In contrast, we are making these critical investments. $1.5 billion has now been committed by the ACT government budget to health and hospital services. Let me talk about some of the important commitments. There is $40.6 million being invested directly into acute care services in our public hospitals. That includes funding of over $5 million to continue the provision of expert emergency specialist care in our emergency departments, and $23 million for new general hospital beds at the Canberra Hospital and Calvary hospital. There will be 16 new acute care beds delivered in the next 12 months across Calvary public and the Canberra Hospital—12 at the Canberra Hospital and four at Calvary public. In addition, there will be two new intensive care beds.

These are some of the most expensive but most critical acute care services that our public hospital system has to deliver. Keeping people alive when they have suffered serious trauma or very serious illness is a critical function of our public hospital system, and we are expanding the capability of our intensive care unit to deliver that care again at the Canberra Hospital.

We are doing the same for neonatal intensive care.
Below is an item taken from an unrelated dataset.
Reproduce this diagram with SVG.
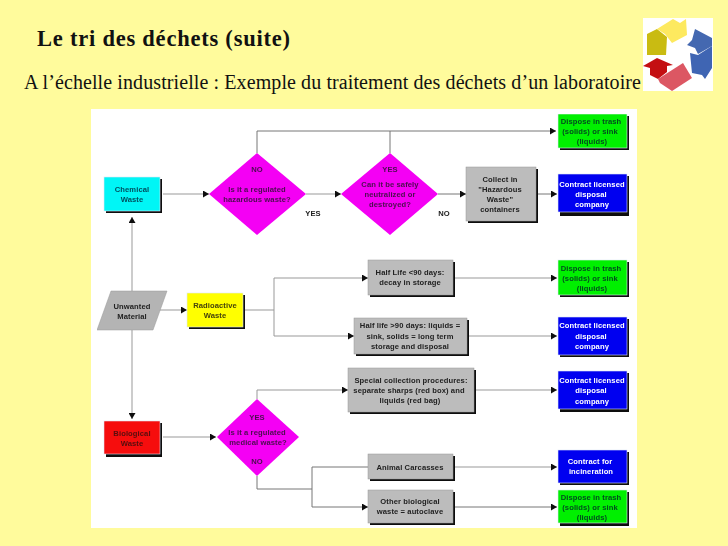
<svg xmlns="http://www.w3.org/2000/svg" width="728" height="546" viewBox="0 0 728 546">
<style>
.title{font-family:"Liberation Serif",serif;fill:#111}
.t{font-family:"Liberation Sans",Arial,sans-serif;font-size:7.6px;font-weight:bold;text-anchor:middle;letter-spacing:.1px}
.s{fill:#111}
.b{stroke:#dfe8f5;stroke-width:.6}
.l{fill:none;stroke:#999;stroke-width:1}
.d{fill:none;stroke:#777;stroke-width:1}
.tk{fill:#222}.tw{fill:#fff}.tg{fill:#064d1e}.tc{fill:#064e5e}.tm{fill:#4a0c4e}.tr{fill:#560a0d}.ty{fill:#45430a}
</style>
<defs>
<marker id="a" markerUnits="userSpaceOnUse" markerWidth="7" markerHeight="7" refX="6" refY="3.5" orient="auto"><path d="M0 0L6 3.5L0 7z" fill="#111"/></marker>
<filter id="soft" x="0" y="0" width="100%" height="100%"><feGaussianBlur stdDeviation="0.35"/></filter>
</defs>
<rect width="728" height="546" fill="#FFFB9C"/>
<text class="title" x="37" y="45.500" font-size="22.500" font-weight="bold" textLength="253" lengthAdjust="spacing">Le tri des déchets (suite)</text>
<text class="title" x="24" y="88.500" font-size="20" textLength="617" lengthAdjust="spacing">A l’échelle industrielle : Exemple du traitement des déchets d’un laboratoire</text>
<g id="logo">
<rect x="643" y="18" width="70" height="73" fill="#fff"/>
<path d="M647 34L657 29L667 37L666 55H647z" fill="#c9bb12"/>
<path d="M657 29L673 19L680 23L686 19L687 35L672 43L665 34z" fill="#fde95f"/>
<path d="M695 29L712 38V46L698 54L695 48L687 45L692 40z" fill="#4468b0"/>
<path d="M690 53L698 55L712 46V68L705 79L702 75L692 73z" fill="#3f65b3"/>
<path d="M643 66L657 58L673 65L667 66V72L658 79L650 75V68z" fill="#c40f12"/>
<path d="M658 79L683 63L692 78L672 91L660 83z" fill="#dc5763"/>
</g>
<rect x="91" y="109" width="546" height="419" fill="#fff"/>
<g filter="url(#soft)">
<g id="connectors">
<path class="d" d="M257 153V131H556" marker-end="url(#a)"/>
<path class="d" d="M390 153V131"/>
<path class="l" d="M163 194H209" marker-end="url(#a)"/>
<path class="l" d="M306 194H341" marker-end="url(#a)"/>
<path class="d" d="M438 194H466" marker-end="url(#a)"/>
<path class="d" d="M538 194H557" marker-end="url(#a)"/>
<path class="l" d="M132 291V217" marker-end="url(#a)" stroke-width="1.3"/>
<path class="l" d="M160 310H187" marker-end="url(#a)"/>
<path class="l" d="M245 310H274V278H368" marker-end="url(#a)"/>
<path class="l" d="M274 310V336H354" marker-end="url(#a)"/>
<path class="l" d="M455 278H557" marker-end="url(#a)"/>
<path class="l" d="M469 336H557" marker-end="url(#a)"/>
<path class="l" d="M132 330V419" marker-end="url(#a)"/>
<path class="l" d="M163 437H216" marker-end="url(#a)"/>
<path class="l" d="M257 399V390H348" marker-end="url(#a)"/>
<path class="l" d="M476 390H557" marker-end="url(#a)"/>
<path class="d" d="M257 476V489H312"/>
<path class="d" d="M368 467H312V507H368" marker-end="url(#a)"/>
<path class="l" d="M455 467H557" marker-end="url(#a)"/>
<path class="d" d="M455 507H557" marker-end="url(#a)"/>
</g>
<g id="unwanted"><path d="M111 291H167L153 330H97z" fill="#b4b4b4" stroke="#999" stroke-width=".5"/><text class="t tk" x="132" y="309">Unwanted</text><text class="t tk" x="132" y="319">Material</text></g>
<g id="chemical"><rect class="s" x="106" y="179" width="56" height="34"/><rect class="b" x="104" y="177" width="56" height="34" fill="#00f6f6"/><text class="t tc" x="132" y="192">Chemical</text><text class="t tc" x="132" y="202">Waste</text></g>
<g id="radioactive"><rect class="s" x="189" y="295" width="56" height="34"/><rect class="b" x="187" y="293" width="56" height="34" fill="#ffff00"/><text class="t ty" x="215" y="308">Radioactive</text><text class="t ty" x="215" y="318">Waste</text></g>
<g id="biological"><rect class="s" x="106" y="423" width="56" height="34"/><rect class="b" x="104" y="421" width="56" height="33" fill="#f60808"/><text class="t tr" x="132" y="436">Biological</text><text class="t tr" x="132" y="446">Waste</text></g>
<g id="q1"><path d="M257 153L306 194L257 235L209 194z" fill="#f400f4"/><text class="t tm" x="257" y="172">NO</text><text class="t tm" x="257" y="192">Is it a regulated</text><text class="t tm" x="257" y="202">hazardous waste?</text></g>
<text class="t tk" x="313" y="216">YES</text>
<g id="q2"><path d="M390 153L438 194L390 235L341 194z" fill="#f400f4"/><text class="t tm" x="390" y="172">YES</text><text class="t tm" x="390" y="187">Can it be safely</text><text class="t tm" x="390" y="197">neutralized or</text><text class="t tm" x="390" y="207">destroyed?</text></g>
<text class="t tk" x="444" y="216">NO</text>
<g id="q3"><path d="M257 399L299 437L257 476L217 437z" fill="#f400f4"/><text class="t tm" x="257" y="420">YES</text><text class="t tm" x="257" y="435">Is it a regulated</text><text class="t tm" x="258" y="445">medical waste?</text><text class="t tm" x="257" y="464">NO</text></g>
<g id="collect"><rect class="s" x="468" y="169" width="70" height="54"/><rect x="466" y="167" width="70" height="54" fill="#bcbcbc" stroke="#999" stroke-width=".5"/><text class="t tk" x="500" y="182">Collect in</text><text class="t tk" x="500" y="192">"Hazardous</text><text class="t tk" x="500" y="202">Waste"</text><text class="t tk" x="500" y="212">containers</text></g>
<g id="half1"><rect class="s" x="370" y="262" width="85" height="35"/><rect x="368" y="260" width="85" height="35" fill="#bcbcbc" stroke="#999" stroke-width=".5"/><text class="t tk" x="410" y="275">Half Life &lt;90 days:</text><text class="t tk" x="410" y="285">decay in storage</text></g>
<g id="half2"><rect class="s" x="356" y="320" width="113" height="36"/><rect x="354" y="318" width="113" height="36" fill="#bcbcbc" stroke="#999" stroke-width=".5"/><text class="t tk" x="410" y="328">Half life &gt;90 days: liquids =</text><text class="t tk" x="410" y="339">sink, solids = long term</text><text class="t tk" x="410" y="349">storage and disposal</text></g>
<g id="special"><rect class="s" x="350" y="370" width="126" height="44"/><rect x="348" y="368" width="126" height="44" fill="#bcbcbc" stroke="#999" stroke-width=".5"/><text class="t tk" x="411" y="383">Special collection procedures:</text><text class="t tk" x="409" y="393">separate sharps (red box) and</text><text class="t tk" x="410" y="403">liquids (red bag)</text></g>
<g id="animal"><rect class="s" x="370" y="456" width="85" height="25"/><rect x="368" y="454" width="85" height="25" fill="#bcbcbc" stroke="#999" stroke-width=".5"/><text class="t tk" x="410" y="470">Animal Carcasses</text></g>
<g id="other"><rect class="s" x="370" y="492" width="85" height="33"/><rect x="368" y="490" width="85" height="33" fill="#bcbcbc" stroke="#999" stroke-width=".5"/><text class="t tk" x="410" y="504">Other biological</text><text class="t tk" x="410" y="514">waste = autoclave</text></g>
<g id="green1"><rect class="s" x="560" y="116" width="69" height="34"/><rect class="b" x="558" y="114" width="69" height="34" fill="#00f000"/><text class="t tg" x="591" y="124">Dispose in trash</text><text class="t tg" x="590" y="134">(solids) or sink</text><text class="t tg" x="592" y="144">(liquids)</text></g>
<g id="blue1"><rect class="s" x="560" y="176" width="69" height="40"/><rect class="b" x="558" y="174" width="69" height="38" fill="#0000f0"/><text class="t tw" x="592" y="187">Contract licensed</text><text class="t tw" x="591" y="197">disposal</text><text class="t tw" x="592" y="207">company</text></g>
<g id="green2"><rect class="s" x="560" y="262" width="69" height="35"/><rect class="b" x="558" y="260" width="69" height="35" fill="#00f000"/><text class="t tg" x="591" y="271">Dispose in trash</text><text class="t tg" x="590" y="281">(solids) or sink</text><text class="t tg" x="592" y="291">(liquids)</text></g>
<g id="blue2"><rect class="s" x="560" y="319" width="69" height="38"/><rect class="b" x="558" y="317" width="69" height="38" fill="#0000f0"/><text class="t tw" x="592" y="328">Contract licensed</text><text class="t tw" x="591" y="339">disposal</text><text class="t tw" x="592" y="349">company</text></g>
<g id="blue3"><rect class="s" x="560" y="373" width="69" height="39"/><rect class="b" x="558" y="371" width="69" height="38" fill="#0000f0"/><text class="t tw" x="592" y="383">Contract licensed</text><text class="t tw" x="591" y="393">disposal</text><text class="t tw" x="592" y="404">company</text></g>
<g id="blue4"><rect class="s" x="560" y="452" width="69" height="33"/><rect class="b" x="558" y="450" width="69" height="33" fill="#0000f0"/><text class="t tw" x="590" y="464">Contract for</text><text class="t tw" x="591" y="474">incineration</text></g>
<g id="green3"><rect class="s" x="560" y="492" width="69" height="34"/><rect class="b" x="558" y="490" width="69" height="33" fill="#00f000"/><text class="t tg" x="591" y="500">Dispose in trash</text><text class="t tg" x="590" y="510">(solids) or sink</text><text class="t tg" x="592" y="520">(liquids)</text></g>
</g>
</svg>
We are a key referral centre, not just for our city but for our region, and we see many sick, premature babies needing expert intensive care support so that they can survive those critical days, weeks and months following early birth. And we are making that investment. An extra neonatal intensive care bed at the Canberra Hospital in the women’s and children’s area is a very important investment, and that is funded by this budget as well.

We are expanding care for people in our community. More Canberrans will be able to get care in their community through hospital in the home. That is a really important expansion as well. We are continuing to put downward pressure on elective surgery and reducing waiting times for Canberrans when it comes to elective surgery. An extra 500 elective surgery procedures will be funded this year, on top of the 12,000 we already fund. Again, it is funding that speaks to this government’s priorities.

We will also be funding significant new initiatives in the area of mental health. I am particularly proud, as health minister, to see one of the largest increases in funding for mental health services that we have seen for many years. $31.9 million more will go into mental health services in our community, both in the acute care and in the community response.